India’s electricity system is projected to undergo a massive transformation over the next decade as demand rises and renewable energy (RE) expands rapidly, according to the Central Electricity Authority (CEA)’s midterm review of the 20th Electric Power Survey (EPS) released on March 19, 2026.
The report, National generation adequacy plan (2026-27 to 2035-36), estimates that peak electricity demand will grow at a compound annual growth rate (CAGR) of 5.58 per cent between (financial year) 2024-25 and 2035-36, while the overall electricity energy requirement will expand at a 6.41 per cent CAGR during the same period. By 2035-36, India’s peak electricity demand is projected to reach 459 gigawatt (GW), while the total electricity requirement is expected to rise to 3,365 billion unit (BU).
To meet this demand, India’s installed power generation capacity is projected to expand sharply from around 520 GW as of January 31, 2026, to 1,121 GW by 2035-36. According to the generation planning study, the projected capacity mix by 2035-36 will include 315 GW of coal, 20 GW of gas, 22 GW of nuclear, 77 GW of large hydro, 509 GW of solar, 155 GW of wind, 16 GW of biomass and 6 GW of small hydro, with solar emerging as the dominant contributor to the electricity system.
Solar photovoltaic (PV) capacity is expected to become the backbone of India’s energy transition, accounting for 509 GW or around 45 per cent of total installed capacity, while coal remains the second-largest source with 315 GW (28 per cent). Wind power is projected to contribute 155 GW (14 per cent) and hydropower 77 GW (7 per cent), while nuclear, gas, and biomass together account for smaller shares.
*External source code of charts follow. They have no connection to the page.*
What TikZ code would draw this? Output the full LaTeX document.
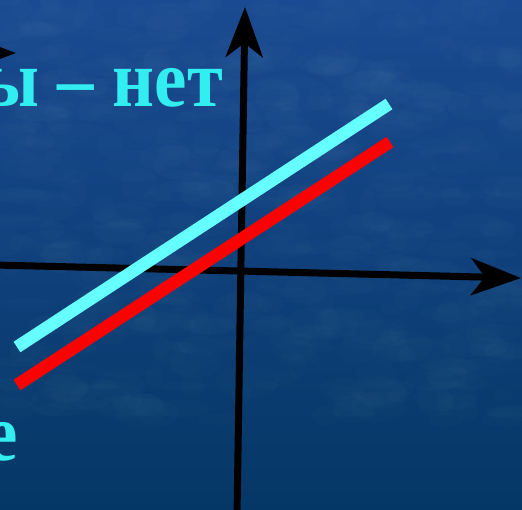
\documentclass[tikz,border=0pt]{standalone}
\usepackage{fontspec}
\setmainfont{Liberation Serif}
\newfontfamily\lblfont[FakeStretch=0.9]{Liberation Serif}
\usetikzlibrary{arrows.meta}
\definecolor{bgtop}{RGB}{26,74,145}
\definecolor{bgbot}{RGB}{5,55,102}
\definecolor{txtcyan}{RGB}{51,238,240}
\definecolor{linecyan}{RGB}{102,255,255}
\definecolor{linered}{RGB}{255,0,0}
\tikzset{
  axis/.style={line width=7pt, black, -{Stealth[length=50pt,width=37pt,inset=14pt]}},
  graphline/.style={line width=12.5pt, line cap=butt},
  label/.style={text=txtcyan, font=\lblfont\bfseries\fontsize{81}{90}\selectfont, inner sep=0pt},
  blotch/.style={fill=white, opacity=0.012}
}
\begin{document}
\begin{tikzpicture}[x=1pt,y=-1pt]
\useasboundingbox (0,0) rectangle (522,509);
\clip (0,0) rectangle (522,509);
\shade[top color=bgtop, bottom color=bgbot] (0,0) rectangle (522,509);
% subtle mottled texture
\pgfmathsetseed{11}
\foreach \i in {1,...,500} {
  \pgfmathsetmacro\bx{rnd*522}
  \pgfmathsetmacro\by{rnd*420}
  \pgfmathsetmacro\ba{rnd*25+8}
  \pgfmathsetmacro\bb{rnd*12+4}
  \fill[blotch] (\bx,\by) ellipse [x radius=\ba, y radius=\bb];
}
% axes
\coordinate (xs) at (-5,265);
\coordinate (xe) at (521,278);
\coordinate (ys) at (237,515);
\coordinate (ye) at (245,7);
\coordinate (ls) at (-120,53);
\coordinate (le) at (16,53);
\draw[axis] (xs) -- (xe);
\draw[axis] (ys) -- (ye);
\draw[axis] (ls) -- (le);
% lines
\coordinate (c1) at (17,347);
\coordinate (c2) at (389,104);
\coordinate (r1) at (17,385);
\coordinate (r2) at (390,142);
\draw[graphline, linecyan] (c1) -- (c2);
\draw[graphline, linered] (r1) -- (r2);
% texts
\node[label, anchor=base east] (t1) at (223,106) {ы – нет};
\node[label, anchor=base east] (t2) at (18,460) {е};
\end{tikzpicture}
\end{document}
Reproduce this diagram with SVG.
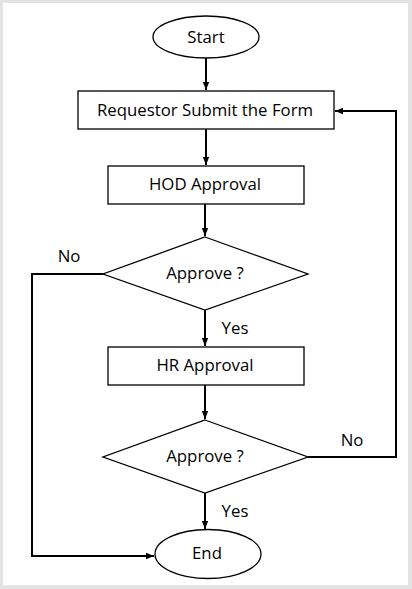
<svg xmlns="http://www.w3.org/2000/svg" width="412" height="589" viewBox="0 0 412 589">
<defs>
<style>
.shape{fill:#fff;stroke:#000;stroke-width:1.3}
.lbl{font-family:"Open Sans","Liberation Sans",sans-serif;font-size:16.8px;fill:#000;text-anchor:middle;dominant-baseline:central}
.conn{fill:none;stroke:#000;stroke-width:2}
</style>
<marker id="ah" viewBox="0 0 10 10" refX="10" refY="5" markerWidth="4" markerHeight="4" markerUnits="strokeWidth" orient="auto">
<path d="M0,1 L10,5 L0,9 z" fill="#000"/>
</marker>
</defs>
<rect x="0" y="0" width="412" height="589" fill="#e3e3e3"/>
<rect x="3" y="3" width="405" height="582" fill="#fff"/>
<g id="start">
<ellipse class="shape" cx="206" cy="37" rx="53" ry="21"/>
<text class="lbl" x="206" y="36">Start</text>
</g>
<g id="submit">
<rect class="shape" x="78" y="91" width="256" height="38"/>
<text class="lbl" x="205" y="109">Requestor Submit the Form</text>
</g>
<g id="hod">
<rect class="shape" x="108" y="166" width="196" height="38"/>
<text class="lbl" x="205" y="183">HOD Approval</text>
</g>
<g id="approve1">
<polygon class="shape" points="205,237 308,274 205,310 103,274"/>
<text class="lbl" x="205" y="272">Approve ?</text>
</g>
<g id="hr">
<rect class="shape" x="108" y="347" width="196" height="38"/>
<text class="lbl" x="205" y="364">HR Approval</text>
</g>
<g id="approve2">
<polygon class="shape" points="205,420 308,457 205,493 103,457"/>
<text class="lbl" x="205" y="455">Approve ?</text>
</g>
<g id="end">
<ellipse class="shape" cx="208" cy="554" rx="53" ry="24.5"/>
<text class="lbl" x="207" y="552">End</text>
</g>
<g id="connectors">
<path class="conn" d="M206,58 V90" marker-end="url(#ah)"/>
<path class="conn" d="M206,129 V165" marker-end="url(#ah)"/>
<path class="conn" d="M205,204 V236" marker-end="url(#ah)"/>
<path class="conn" d="M205,310 V346" marker-end="url(#ah)"/>
<path class="conn" d="M205,385 V419" marker-end="url(#ah)"/>
<path class="conn" d="M205,493 V529" marker-end="url(#ah)"/>
<path class="conn" d="M103,274 H32 V556 H154" marker-end="url(#ah)"/>
<path class="conn" d="M308,457 H396 V111 H335" marker-end="url(#ah)"/>
<text class="lbl" x="69" y="255">No</text>
<text class="lbl" x="235" y="327">Yes</text>
<text class="lbl" x="352" y="439">No</text>
<text class="lbl" x="235" y="510">Yes</text>
</g>
</svg>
Overall, non-fossil fuel-based capacity is projected to reach around 786 GW, or nearly 70 per cent of the country’s total installed capacity by 2035-36, indicating a decisive shift towards clean energy sources.
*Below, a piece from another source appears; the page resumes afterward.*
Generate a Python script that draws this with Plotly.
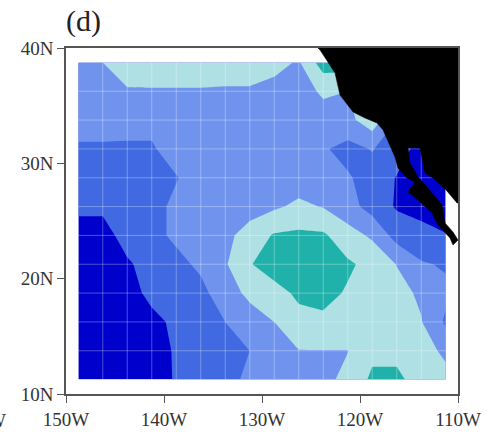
import plotly.graph_objects as go

lons = [-148.75, -146.25, -143.75, -141.25, -138.75, -136.25, -133.75, -131.25,
        -128.75, -126.25, -123.75, -121.25, -118.75, -116.25, -113.75, -111.25]
lats = [38.75, 36.25, 33.75, 31.25, 28.75, 26.25, 23.75, 21.25, 18.75, 16.25, 13.75, 11.25]

row_3875 = [2.6, 3.0, 3.6, 3.7, 3.7, 3.7, 3.7, 3.7, 3.3, 2.9, 4.5, 4.5, 3.8, 3.5, 3.0, 2.5]
row_3625 = [2.5, 2.7, 2.9, 2.9, 2.9, 2.9, 2.85, 2.85, 2.7, 2.6, 3.15, 3.0, 3.5, 3.0, 2.5, 2.0]
row_3375 = [2.3, 2.3, 2.25, 2.25, 2.5, 2.6, 2.6, 2.6, 2.6, 2.6, 2.6, 2.7, 3.6, 2.0, 1.5, 1.0]
row_3125 = [1.9, 1.9, 1.9, 1.9, 2.4, 2.5, 2.5, 2.5, 2.5, 2.4, 2.1, 1.7, 2.05, 1.5, 0.6, 0.5]
row_2875 = [1.5, 1.5, 1.6, 1.7, 1.95, 2.5, 2.5, 2.5, 2.5, 2.5, 2.4, 2.1, 1.6, 0.95, 0.5, 0.3]
row_2625 = [1.15, 1.15, 1.4, 1.7, 2.2, 2.3, 2.4, 2.6, 2.85, 3.2, 2.95, 2.4, 1.6, 0.9, 0.7, 0.5]
row_2375 = [0.7, 0.7, 1.3, 1.7, 2.2, 2.5, 2.75, 3.4, 4.1, 4.2, 4.15, 3.4, 2.85, 1.6, 1.3, 1.05]
row_2125 = [0.4, 0.5, 0.9, 1.3, 1.7, 2.2, 2.9, 3.9, 4.8, 4.9, 4.6, 4.15, 3.7, 2.97, 2.1, 1.9]
row_1875 = [0.3, 0.3, 0.7, 1.2, 1.4, 1.7, 2.6, 3.2, 3.4, 4.3, 4.3, 3.9, 3.6, 3.3, 2.85, 2.2]
row_1625 = [0.3, 0.3, 0.4, 0.8, 1.15, 1.5, 2.0, 2.6, 3.0, 3.5, 3.8, 3.7, 3.5, 3.4, 3.05, 1.85]
row_1375 = [0.3, 0.3, 0.4, 0.6, 1.1, 1.4, 1.7, 2.0, 2.5, 2.98, 2.98, 2.98, 3.75, 3.75, 3.4, 2.8]
row_1125 = [0.2, 0.2, 0.3, 0.5, 1.1, 1.3, 1.7, 2.2, 2.5, 2.7, 2.8, 3.2, 4.2, 4.2, 3.6, 3.3]
field = [row_3875, row_3625, row_3375, row_3125, row_2875, row_2625,
         row_2375, row_2125, row_1875, row_1625, row_1375, row_1125]

land_lon = [-124.29, -124.08, -122.55, -122.35, -122.04, -120.71, -119.49, -118.27, -117.65,
            -116.43, -116.12, -115.2, -114.39, -115.1, -114.08, -112.65, -112.04, -110.82,
            -110.51, -110.0, -110.51, -111.33, -111.63, -113.06, -114.08, -114.9, -115.1,
            -113.88, -113.37, -112.55, -111.22, -110.1, -110.0, -110.0, -124.29]
land_lat = [40.0, 39.83, 37.83, 36.97, 35.92, 34.45, 33.93, 33.5, 32.89,
            30.55, 29.6, 28.73, 28.38, 27.51, 26.82, 25.69, 24.65, 23.53,
            22.92, 23.35, 24.05, 24.83, 26.39, 27.86, 28.81, 30.03, 31.33,
            31.33, 29.16, 28.73, 27.69, 26.56, 26.56, 40.0, 40.0]

x_ticks = [-150, -140, -130, -120, -110]
x_labels = ["150W", "140W", "130W", "120W", "110W"]
y_ticks = [10, 20, 30, 40]
y_labels = ["10N", "20N", "30N", "40N"]

band_colors = ["#0000CD", "#4169E1", "#7094EE", "#AEE0E4", "#20B2AA"]
scale = []
for i, c in enumerate(band_colors):
    scale += [[i / 5, c], [(i + 1) / 5, c]]

SERIF = "Liberation Serif"
INK = "#333333"
fig = go.Figure()
fig.add_trace(go.Contour(
    x=lons, y=lats, z=field, zmin=0, zmax=5, colorscale=scale, showscale=False,
    autocontour=False, contours=dict(start=1, end=4, size=1, coloring="fill", showlines=False),
    line=dict(width=0, smoothing=0), hoverinfo="skip"))

grid_style = dict(color="rgba(255,255,255,0.3)", width=1)
for lon in lons:
    fig.add_trace(go.Scatter(x=[lon, lon], y=[lats[-1], lats[0]], mode="lines",
                             line=grid_style, hoverinfo="skip", showlegend=False))
for lat in lats:
    fig.add_trace(go.Scatter(x=[lons[0], lons[-1]], y=[lat, lat], mode="lines",
                             line=grid_style, hoverinfo="skip", showlegend=False))

fig.add_trace(go.Scatter(x=land_lon, y=land_lat, mode="lines", fill="toself",
                         fillcolor="#000000", line=dict(color="#000000", width=0.5),
                         hoverinfo="skip", showlegend=False))

axis = dict(showgrid=False, zeroline=False, showline=True, mirror=True, linecolor="#555555",
            linewidth=1.5, ticks="outside", ticklen=7, tickcolor="#555555", tickwidth=1,
            automargin=False, tickfont=dict(family=SERIF, size=19, color=INK))
fig.update_layout(
    width=487, height=433, autosize=False,
    margin=dict(l=66, r=29, t=48, b=39),
    paper_bgcolor="white", plot_bgcolor="white", showlegend=False,
    xaxis=dict(range=[-150, -110], tickvals=x_ticks, ticktext=x_labels, **axis),
    yaxis=dict(range=[10, 40], tickvals=y_ticks, ticktext=y_labels, **axis),
    annotations=[
        dict(text="(d)", xref="paper", yref="paper", x=0, y=1, xanchor="left", yanchor="bottom",
             xshift=-2, yshift=8, showarrow=False, font=dict(family=SERIF, size=30, color="#222222")),
        dict(text="W", xref="paper", yref="paper", x=0, y=0, xanchor="right", yanchor="top",
             xshift=-58, yshift=-14, showarrow=False, font=dict(family=SERIF, size=19, color=INK)),
    ],
)
fig.write_html("out.html", config=dict(displayModeBar=False),
               post_script="document.body.style.margin='0';")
However, despite the rapid rise of renewable capacity, coal will continue to dominate electricity generation because of its role in providing reliable baseload power. The study projects that gross electricity generation will reach 3,596 BU by 2035-36, with coal contributing 1,819 BU (51 per cent), solar PV 984 BU (27 per cent), wind 320 BU (9 per cent), hydropower 256 BU (7 per cent), nuclear 147 BU (4 per cent), gas 56 BU (2 per cent), and biomass and other renewables around 14 BU (less than 1 per cent). While renewable generation increases significantly over time, coal is expected to continue supplying more than half of the country’s electricity output during the transition period.
India’s electricity demand itself is projected to grow rapidly, nearly doubling within a decade. Net electricity generation is expected to increase from about 1,725 BU in 2024-25 to around 3,450 BU by 2035-36, reflecting strong demand growth driven by economic expansion, urbanisation, electrification, and the emergence of new loads such as data centres and green hydrogen production. Over this period, coal and lignite will remain the backbone of the generation system even though their share gradually declines, falling from around 64 per cent of generation in 2026-27 to about 49 per cent by 2035-36, while the share of non-fossil sources increases from around 34 per cent to nearly 49 per cent.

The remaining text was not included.